- Dumriguri Location in West Bengal, India Dumriguri Dumriguri (India)
- Coordinates: 26°42′29″N 88°19′34″E﻿ / ﻿26.708032°N 88.326167°E
- Country: India 26.708032 88.326167
- State: West Bengal
- District: Darjeeling

Area
- • Total: 2.7033 km^{2} (1.0437 sq mi)

Population (2011)
- • Total: 13,416
- • Density: 4,962.8/km^{2} (12,854/sq mi)

Languages
- • Official: Bengali, English
- Time zone: UTC+5:30 (IST)
- PIN: 734429
- Telephone/STD code: 0353
- Vehicle registration: WB
- Lok Sabha constituency: Darjeeling
- Vidhan Sabha constituency: Matigara-Naxalbari
- Website: darjeeling.gov.in

= Dumriguri =

Dumriguri is a census town in the Naxalbari CD block in the Siliguri subdivision of Darjeeling district in the state of West Bengal, India.

==Geography==

===Location===
Dumriguri is located at .

Dumriguri, Uttar Bagdogra and Lalman form a cluster of census towns as per map of Naxalbari CD block on page 291 of the District Census Handbook, Darjeeling.

===Area overview===
The map alongside shows the Siliguri subdivision of Darjeeling district.
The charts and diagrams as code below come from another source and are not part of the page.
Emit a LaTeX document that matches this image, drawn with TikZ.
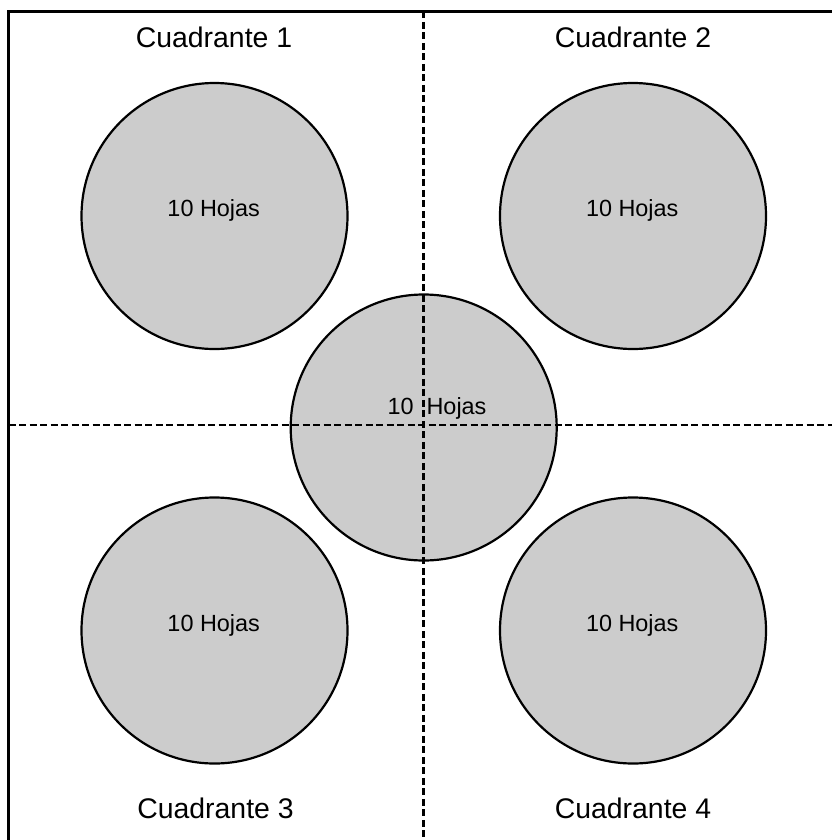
\documentclass[tikz,border=0pt]{standalone}
\usepackage{fontspec}
\setmainfont{Liberation Sans}
\usetikzlibrary{positioning}

\begin{document}
\begin{tikzpicture}[x=1bp, y=-1bp,
hoja/.style={
		circle,
		draw=black,
		line width=2.2bp,
		fill=black!20,
		minimum size=266bp,
		inner sep=0pt,
		},
cuadrante/.style={anchor=base, font=\fontsize{28.5}{34}\selectfont},
etiqueta/.style={anchor=base, font=\fontsize{23.5}{28}\selectfont},
division/.style={line width=2.4bp, dash pattern=on 7bp off 3.5bp}
]

\def \ancho {832}
\def \alto {840}
\def \xmed {423.3}
\def \ymed {425}

\useasboundingbox (0,0) rectangle (\ancho,\alto);

% marco exterior (se sale por la derecha y por abajo)
\draw[line width=2.8bp] (8.7,11.3) rectangle (850,855);

% las cinco hojas
\foreach \s/\x/\y in {1/214.5/216, 2/633/216, 3/214.5/630.5, 4/633/630.5, 0/423.7/427.5}
{
  \node[hoja] (hoja\s) at (\x,\y) {};
}

% divisiones de los cuadrantes
\coordinate (arriba) at (\xmed,11.3);
\coordinate (abajo) at (\xmed,855);
\coordinate (izq) at (8.7,\ymed);
\coordinate (der) at (850,\ymed);
\draw[division] (arriba) -- (abajo);
\draw[division] (izq) -- (der);

\foreach \s in {1,...,4}
{
  \node[etiqueta] (texto\s) at ([xshift=-0.8bp, yshift=-0.7bp]hoja\s.center) {10 Hojas};
}
\node[etiqueta] (texto0) at ([xshift=13.3bp, yshift=13.5bp]hoja0.center) {10 \ Hojas};

\node[cuadrante] (cuad1) at (214,47.7) {Cuadrante 1};
\node[cuadrante] (cuad2) at (633,47.7) {Cuadrante 2};
\node[cuadrante] (cuad3) at (215.5,818) {Cuadrante 3};
\node[cuadrante] (cuad4) at (633,818) {Cuadrante 4};
\end{tikzpicture}
\end{document}
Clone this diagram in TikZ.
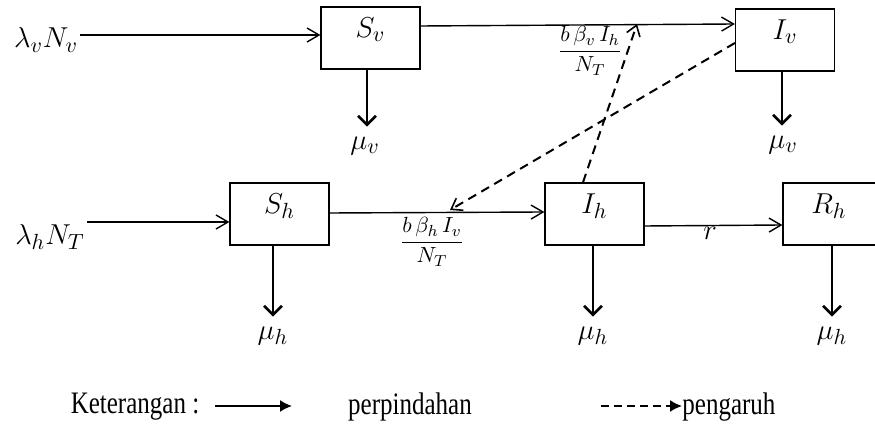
\documentclass[tikz,border=0pt]{standalone}
\usepackage{amsmath}
\usepackage{fontspec}
\setmainfont{Liberation Serif}
\usetikzlibrary{arrows.meta}
\newcommand{\talltext}[1]{\scalebox{1}[1.25]{#1}}
\begin{document}
\begin{tikzpicture}[x=0.5pt,y=-0.5pt,
  box/.style={draw,line width=0.6pt,minimum width=49.5pt,minimum height=31pt,inner sep=0pt},
  flow/.style={line width=0.7pt,-{Straight Barb[length=6pt,width=7pt,line width=0.7pt]}},
  loss/.style={line width=1.3pt,-{Straight Barb[length=4.5pt,width=9pt,line width=1.3pt]}},
  infl/.style={line width=1pt,dash pattern=on 4.5pt off 3pt,-{Straight Barb[length=5pt,width=7pt,line width=0.8pt]}},
  mlab/.style={font=\fontsize{15}{17}\selectfont,inner sep=1pt},
  flab/.style={font=\fontsize{11}{13}\selectfont,inner sep=0pt},
  leg/.style={font=\fontsize{12.5}{15}\selectfont,inner sep=0pt},
  lflow/.style={line width=0.8pt,-{Latex[length=6pt,width=6pt]}},
  linfl/.style={line width=0.8pt,dash pattern=on 4pt off 2.5pt,-{Latex[length=6pt,width=6pt]}}]
\useasboundingbox (0,0) rectangle (875,432);

% boxes
\node[box,label={[mlab,yshift=4pt]center:$S_v$}] (Sv) at (370.5,38) {};
\node[box,label={[mlab,yshift=4pt]center:$I_v$}] (Iv) at (785,40) {};
\node[box,label={[mlab,yshift=4pt]center:$S_h$}] (Sh) at (279.5,214) {};
\node[box,label={[mlab,yshift=4pt]center:$I_h$}] (Ih) at (594.5,214) {};
\node[box,minimum width=60pt,label={[mlab,yshift=4pt,xshift=-7pt]center:$R_h$}] (Rh) at (843,214) {};

% input labels
\node[mlab] (lamv) at (46,40) {$\lambda_v N_v$};
\node[mlab] (lamh) at (50,237) {$\lambda_h N_T$};

% loss labels
\node[mlab] (muv1) at (365,146) {$\mu_v$};
\node[mlab] (muv2) at (783,145) {$\mu_v$};
\node[mlab] (muh1) at (273,336) {$\mu_h$};
\node[mlab] (muh2) at (593,336) {$\mu_h$};
\node[mlab] (muh3) at (832,336) {$\mu_h$};

% rate labels
\node[flab] (fv) at (590,51) {$\dfrac{b\,\beta_v\, I_h}{N_T}$};
\node[flab] (fh) at (432,242) {$\dfrac{b\,\beta_h\, I_v}{N_T}$};
\node[mlab] (r) at (710,233) {$r$};

% transfers
\draw[flow] (lamv.east |- 0,35) -- (Sv.west |- 0,35);
\draw[flow] (Sv.east |- 0,26) -- (Iv.west |- 0,24);
\draw[flow] (lamh.east |- 0,222) -- (Sh.west |- 0,222);
\draw[flow] (Sh.east |- 0,213) -- (Ih.west |- 0,212);
\draw[flow] (Ih.east |- 0,226) -- (Rh.west |- 0,225);

% losses
\draw[loss] (Sv.south -| 367,0) -- ([yshift=4pt]muv1.north -| 367,0);
\draw[loss] (Iv.south -| 782,0) -- ([yshift=4pt]muv2.north -| 782,0);
\draw[loss] (Sh.south -| 273,0) -- ([yshift=4pt]muh1.north -| 273,0);
\draw[loss] (Ih.south -| 593,0) -- ([yshift=4pt]muh2.north -| 593,0);
\draw[loss] (Rh.south -| 832,0) -- ([yshift=4pt]muh3.north -| 832,0);

% influences
\coordinate (tipv) at (637,24);
\coordinate (tiph) at (450,210);
\draw[infl] (Ih.north -| 583,0) -- (tipv);
\draw[infl] (Iv.west |- 0,43) -- (tiph);

% legend
\node[leg] (ket) at (135,407) {\talltext{Keterangan :}};
\coordinate (l1a) at (215,406);
\coordinate (l1b) at (292,406);
\draw[lflow] (l1a) -- (l1b);
\node[leg] (perp) at (410,407) {\talltext{perpindahan}};
\coordinate (l2a) at (601,406);
\coordinate (l2b) at (682,406);
\draw[linfl] (l2a) -- (l2b);
\node[leg,anchor=west] (peng) at (682,407) {\talltext{pengaruh}};
\end{tikzpicture}
\end{document}
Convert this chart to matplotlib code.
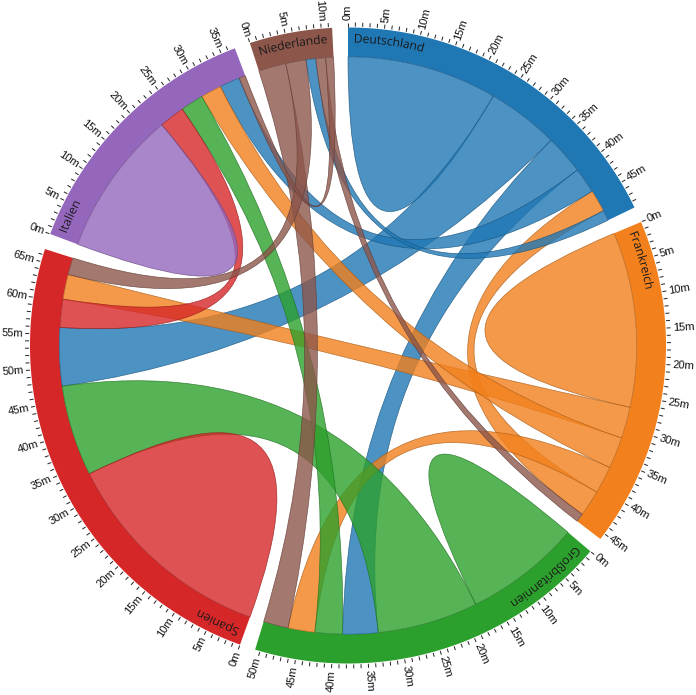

This area is spread across the foothills of the Himalayas and is a plain land gently sloping from north to south. While the northern part is mentioned as the Terai region, the larger southern portion forms the western part of the Dooars region. While 55.11% per cent of the population resides in the rural areas, 44.89% resides in the urban areas. On the western side the Mechi River forms a long border with Nepal. On the eastern side the Mahananda River forms a short border with Bangladesh.

Note: The map alongside presents some of the notable locations in the subdivision. All places marked in the map are linked in the larger full screen map.

==Demographics==
According to the 2011 Census of India, Dumriguri had a total population of 13,416 of which 6,961 (52%) were males and 6,465 (48%) were females. There were 1,340 persons in the age range of 0 to 6 years. The total number of literate people in Dumriguri was 10,425 (77.71% of the population over 6 years).

==Infrastructure==
According to the District Census Handbook 2011, Darjiling, Dumriguri covered an area of 2.7033 km^{2}. Among the civic amenities, it had 3 km roads with open drains, the protected water supply involved tap water from treated sources and covered wells, it had 2,928 domestic electric connections and 150 road lighting points. Among the medical facilities, it had the nearest dispensary/ health centre, maternity and child welfare centres, maternity clinics, 1 km away. Among the educational facilities it had were 4 primary schools, 1 middle school, 1 secondary school, the nearest senior secondary school at Sree Colony, 0.2 km away, the nearest general degree college at Buridalson, 4 km away. It had 1 non-formal education centre (Sarba Siksha Abhiyan). It had the branch of 1 nationalised bank.